## [SUPPLIED RECORDS]

>>>

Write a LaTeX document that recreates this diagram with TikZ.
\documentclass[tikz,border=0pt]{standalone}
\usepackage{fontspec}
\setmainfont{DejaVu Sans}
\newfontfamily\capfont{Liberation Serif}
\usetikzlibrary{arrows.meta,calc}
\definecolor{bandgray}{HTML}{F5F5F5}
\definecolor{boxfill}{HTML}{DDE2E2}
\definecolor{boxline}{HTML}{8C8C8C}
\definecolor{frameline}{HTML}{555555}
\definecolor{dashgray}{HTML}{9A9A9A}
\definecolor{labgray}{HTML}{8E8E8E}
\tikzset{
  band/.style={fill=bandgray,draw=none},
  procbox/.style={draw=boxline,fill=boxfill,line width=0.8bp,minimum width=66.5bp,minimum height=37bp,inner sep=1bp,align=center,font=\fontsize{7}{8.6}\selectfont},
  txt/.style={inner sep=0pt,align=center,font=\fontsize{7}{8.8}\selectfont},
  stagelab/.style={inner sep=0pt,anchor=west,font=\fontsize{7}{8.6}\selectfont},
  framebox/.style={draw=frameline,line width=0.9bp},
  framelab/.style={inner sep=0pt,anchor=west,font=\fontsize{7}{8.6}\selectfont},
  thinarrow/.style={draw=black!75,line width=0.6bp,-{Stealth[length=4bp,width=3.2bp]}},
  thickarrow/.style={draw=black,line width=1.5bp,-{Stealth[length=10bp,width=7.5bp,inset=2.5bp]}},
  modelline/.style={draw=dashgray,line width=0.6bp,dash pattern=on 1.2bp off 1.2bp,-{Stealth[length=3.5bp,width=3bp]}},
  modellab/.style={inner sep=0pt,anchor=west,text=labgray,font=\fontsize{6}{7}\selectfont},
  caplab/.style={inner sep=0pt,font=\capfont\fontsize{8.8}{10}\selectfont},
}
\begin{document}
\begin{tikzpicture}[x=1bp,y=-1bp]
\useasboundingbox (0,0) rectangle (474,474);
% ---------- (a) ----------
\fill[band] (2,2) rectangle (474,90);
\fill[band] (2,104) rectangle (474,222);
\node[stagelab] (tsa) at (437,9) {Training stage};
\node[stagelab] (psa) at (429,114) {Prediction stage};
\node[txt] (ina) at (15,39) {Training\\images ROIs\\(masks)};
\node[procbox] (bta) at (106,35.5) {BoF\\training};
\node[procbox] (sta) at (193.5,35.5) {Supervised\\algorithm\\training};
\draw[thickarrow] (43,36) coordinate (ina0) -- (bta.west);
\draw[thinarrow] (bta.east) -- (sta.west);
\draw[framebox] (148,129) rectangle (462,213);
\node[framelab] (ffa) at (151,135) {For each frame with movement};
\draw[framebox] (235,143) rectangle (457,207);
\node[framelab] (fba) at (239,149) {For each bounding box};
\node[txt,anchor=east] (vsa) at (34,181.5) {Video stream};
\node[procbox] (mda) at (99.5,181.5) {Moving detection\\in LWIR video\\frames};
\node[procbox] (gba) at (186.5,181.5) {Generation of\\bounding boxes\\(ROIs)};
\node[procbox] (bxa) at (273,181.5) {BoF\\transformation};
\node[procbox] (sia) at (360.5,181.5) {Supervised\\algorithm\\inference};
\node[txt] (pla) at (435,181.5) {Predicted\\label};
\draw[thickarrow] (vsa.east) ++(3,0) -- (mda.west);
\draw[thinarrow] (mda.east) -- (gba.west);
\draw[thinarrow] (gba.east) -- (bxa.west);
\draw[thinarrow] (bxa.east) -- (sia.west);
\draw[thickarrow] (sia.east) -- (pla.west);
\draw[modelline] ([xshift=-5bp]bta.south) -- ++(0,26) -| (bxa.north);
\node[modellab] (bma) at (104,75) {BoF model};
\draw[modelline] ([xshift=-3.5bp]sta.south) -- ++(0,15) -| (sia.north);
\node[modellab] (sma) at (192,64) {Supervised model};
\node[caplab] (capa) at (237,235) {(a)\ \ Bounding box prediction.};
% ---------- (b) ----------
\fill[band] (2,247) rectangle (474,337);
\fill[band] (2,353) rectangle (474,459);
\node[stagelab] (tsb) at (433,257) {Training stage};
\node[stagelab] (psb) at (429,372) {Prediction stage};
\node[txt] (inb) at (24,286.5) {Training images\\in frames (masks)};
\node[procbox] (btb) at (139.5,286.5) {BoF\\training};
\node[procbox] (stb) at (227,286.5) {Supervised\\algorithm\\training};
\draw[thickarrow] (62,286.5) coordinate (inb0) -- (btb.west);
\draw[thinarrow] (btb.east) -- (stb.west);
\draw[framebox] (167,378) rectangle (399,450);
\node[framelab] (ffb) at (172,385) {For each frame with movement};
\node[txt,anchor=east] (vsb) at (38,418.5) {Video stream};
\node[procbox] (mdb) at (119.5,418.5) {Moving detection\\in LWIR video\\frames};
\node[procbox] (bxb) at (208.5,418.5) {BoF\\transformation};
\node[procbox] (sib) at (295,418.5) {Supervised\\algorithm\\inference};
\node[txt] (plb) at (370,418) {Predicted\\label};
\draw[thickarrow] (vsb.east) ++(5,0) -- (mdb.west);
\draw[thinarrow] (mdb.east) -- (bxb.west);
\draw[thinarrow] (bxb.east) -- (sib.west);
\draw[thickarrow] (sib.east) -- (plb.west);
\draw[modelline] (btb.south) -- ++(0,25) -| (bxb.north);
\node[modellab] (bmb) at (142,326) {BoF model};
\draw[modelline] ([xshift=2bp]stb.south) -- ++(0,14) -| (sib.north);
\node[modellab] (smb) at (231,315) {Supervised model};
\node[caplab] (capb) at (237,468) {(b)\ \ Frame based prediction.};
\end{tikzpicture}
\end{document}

<<<
>>>

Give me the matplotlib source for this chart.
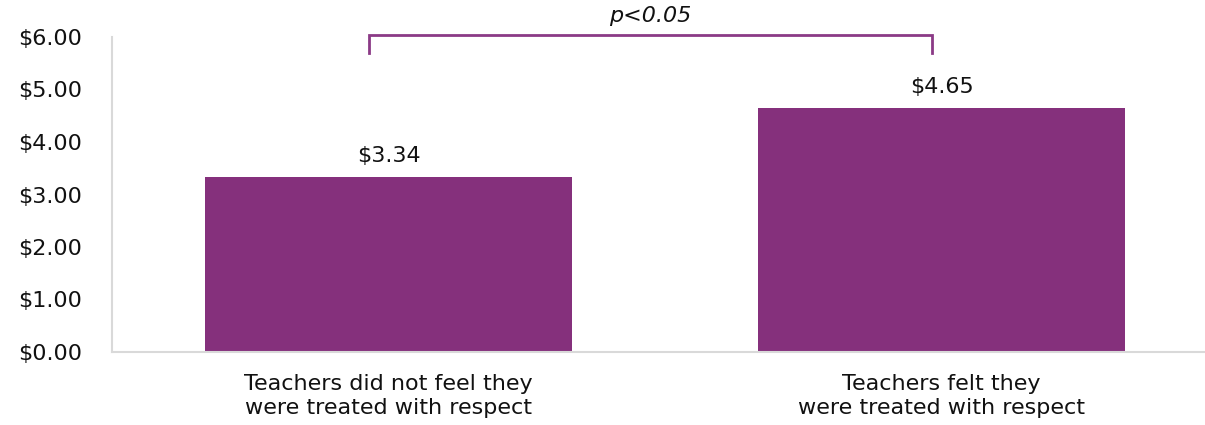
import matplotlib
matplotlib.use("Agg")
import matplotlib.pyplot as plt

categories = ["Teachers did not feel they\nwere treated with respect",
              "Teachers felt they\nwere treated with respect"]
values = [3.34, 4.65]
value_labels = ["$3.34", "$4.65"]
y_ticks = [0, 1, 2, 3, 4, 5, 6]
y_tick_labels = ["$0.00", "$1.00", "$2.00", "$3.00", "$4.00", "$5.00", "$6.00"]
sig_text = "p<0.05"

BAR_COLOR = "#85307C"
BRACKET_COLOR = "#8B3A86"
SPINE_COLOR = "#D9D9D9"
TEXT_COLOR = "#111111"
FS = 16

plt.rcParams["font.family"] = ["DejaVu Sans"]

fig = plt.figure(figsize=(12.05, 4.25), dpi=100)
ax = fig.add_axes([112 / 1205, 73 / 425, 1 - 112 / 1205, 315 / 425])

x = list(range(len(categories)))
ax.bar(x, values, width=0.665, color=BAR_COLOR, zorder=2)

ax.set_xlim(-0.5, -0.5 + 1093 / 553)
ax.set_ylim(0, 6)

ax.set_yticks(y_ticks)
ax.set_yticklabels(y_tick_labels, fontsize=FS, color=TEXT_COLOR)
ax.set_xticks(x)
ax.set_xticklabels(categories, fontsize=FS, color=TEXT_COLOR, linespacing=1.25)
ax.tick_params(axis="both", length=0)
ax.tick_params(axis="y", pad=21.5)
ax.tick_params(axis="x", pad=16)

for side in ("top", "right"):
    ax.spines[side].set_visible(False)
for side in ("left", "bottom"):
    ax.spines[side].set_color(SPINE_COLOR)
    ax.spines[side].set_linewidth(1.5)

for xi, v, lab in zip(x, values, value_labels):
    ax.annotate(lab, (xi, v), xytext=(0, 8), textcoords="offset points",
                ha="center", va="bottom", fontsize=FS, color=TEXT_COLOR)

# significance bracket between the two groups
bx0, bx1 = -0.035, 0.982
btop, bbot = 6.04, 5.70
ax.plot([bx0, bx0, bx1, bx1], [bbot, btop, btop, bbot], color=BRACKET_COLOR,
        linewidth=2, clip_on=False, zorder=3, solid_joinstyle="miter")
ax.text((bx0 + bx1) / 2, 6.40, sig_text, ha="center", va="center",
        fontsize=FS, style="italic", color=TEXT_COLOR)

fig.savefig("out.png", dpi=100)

<<<
>>>

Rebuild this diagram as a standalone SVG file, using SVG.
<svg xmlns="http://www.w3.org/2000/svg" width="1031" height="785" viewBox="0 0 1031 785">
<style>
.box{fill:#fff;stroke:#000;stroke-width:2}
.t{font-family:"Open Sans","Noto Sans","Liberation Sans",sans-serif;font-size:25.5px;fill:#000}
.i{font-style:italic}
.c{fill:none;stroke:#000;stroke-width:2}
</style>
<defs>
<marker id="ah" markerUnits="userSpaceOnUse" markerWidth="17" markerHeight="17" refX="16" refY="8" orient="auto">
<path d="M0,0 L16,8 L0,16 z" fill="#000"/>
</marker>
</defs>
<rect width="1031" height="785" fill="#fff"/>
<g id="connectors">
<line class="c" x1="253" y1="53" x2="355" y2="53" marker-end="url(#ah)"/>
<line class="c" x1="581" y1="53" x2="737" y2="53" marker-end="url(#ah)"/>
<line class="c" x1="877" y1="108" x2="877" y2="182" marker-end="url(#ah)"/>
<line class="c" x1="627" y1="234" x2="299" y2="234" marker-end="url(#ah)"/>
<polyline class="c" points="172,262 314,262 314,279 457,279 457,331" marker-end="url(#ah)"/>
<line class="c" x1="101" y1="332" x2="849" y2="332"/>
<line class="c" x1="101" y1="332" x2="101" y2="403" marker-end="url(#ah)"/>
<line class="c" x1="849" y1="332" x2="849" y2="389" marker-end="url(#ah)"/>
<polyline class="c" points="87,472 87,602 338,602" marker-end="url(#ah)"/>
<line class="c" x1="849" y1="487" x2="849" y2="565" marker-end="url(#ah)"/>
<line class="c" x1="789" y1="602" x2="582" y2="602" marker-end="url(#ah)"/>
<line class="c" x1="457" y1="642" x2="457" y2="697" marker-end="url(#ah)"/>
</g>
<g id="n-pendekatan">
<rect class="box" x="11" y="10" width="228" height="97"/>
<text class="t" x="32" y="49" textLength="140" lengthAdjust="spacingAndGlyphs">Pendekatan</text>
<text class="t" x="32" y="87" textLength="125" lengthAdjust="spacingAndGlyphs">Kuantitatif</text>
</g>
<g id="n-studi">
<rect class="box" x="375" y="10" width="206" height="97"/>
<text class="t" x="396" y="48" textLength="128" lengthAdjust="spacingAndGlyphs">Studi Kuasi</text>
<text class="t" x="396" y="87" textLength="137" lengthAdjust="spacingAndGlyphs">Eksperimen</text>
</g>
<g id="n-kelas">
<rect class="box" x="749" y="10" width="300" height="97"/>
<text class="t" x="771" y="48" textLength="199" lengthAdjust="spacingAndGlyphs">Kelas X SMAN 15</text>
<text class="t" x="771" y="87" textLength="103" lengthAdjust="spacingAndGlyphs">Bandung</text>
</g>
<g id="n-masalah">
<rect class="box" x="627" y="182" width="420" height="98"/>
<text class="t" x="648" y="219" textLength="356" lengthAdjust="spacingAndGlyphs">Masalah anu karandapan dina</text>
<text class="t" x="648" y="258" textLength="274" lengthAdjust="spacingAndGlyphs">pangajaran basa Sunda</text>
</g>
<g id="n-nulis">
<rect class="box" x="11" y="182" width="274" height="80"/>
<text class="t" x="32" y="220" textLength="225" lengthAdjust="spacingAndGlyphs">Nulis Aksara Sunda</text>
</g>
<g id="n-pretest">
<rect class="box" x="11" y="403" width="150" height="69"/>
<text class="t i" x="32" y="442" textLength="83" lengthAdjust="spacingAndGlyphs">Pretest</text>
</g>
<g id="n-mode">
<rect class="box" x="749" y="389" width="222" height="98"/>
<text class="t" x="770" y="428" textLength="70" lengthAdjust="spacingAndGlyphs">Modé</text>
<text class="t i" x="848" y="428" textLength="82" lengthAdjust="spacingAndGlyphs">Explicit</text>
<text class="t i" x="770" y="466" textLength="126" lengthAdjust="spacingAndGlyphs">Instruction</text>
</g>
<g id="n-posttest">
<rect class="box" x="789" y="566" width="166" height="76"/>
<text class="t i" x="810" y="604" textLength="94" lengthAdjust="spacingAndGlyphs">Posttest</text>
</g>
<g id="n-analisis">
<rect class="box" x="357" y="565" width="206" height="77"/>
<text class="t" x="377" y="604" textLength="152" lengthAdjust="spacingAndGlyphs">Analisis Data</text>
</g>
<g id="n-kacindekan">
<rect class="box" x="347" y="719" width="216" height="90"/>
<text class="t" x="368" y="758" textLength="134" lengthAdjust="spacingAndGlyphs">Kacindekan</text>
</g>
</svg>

<<<

Above are the records; copy exactly the lines from the one with "Give me the matplotlib source for this chart." through the one with "import matplotlib.pyplot as plt", including both, and nothing more. Leave out pictures.

Give me the matplotlib source for this chart.
import matplotlib
matplotlib.use("Agg")
import matplotlib.pyplot as plt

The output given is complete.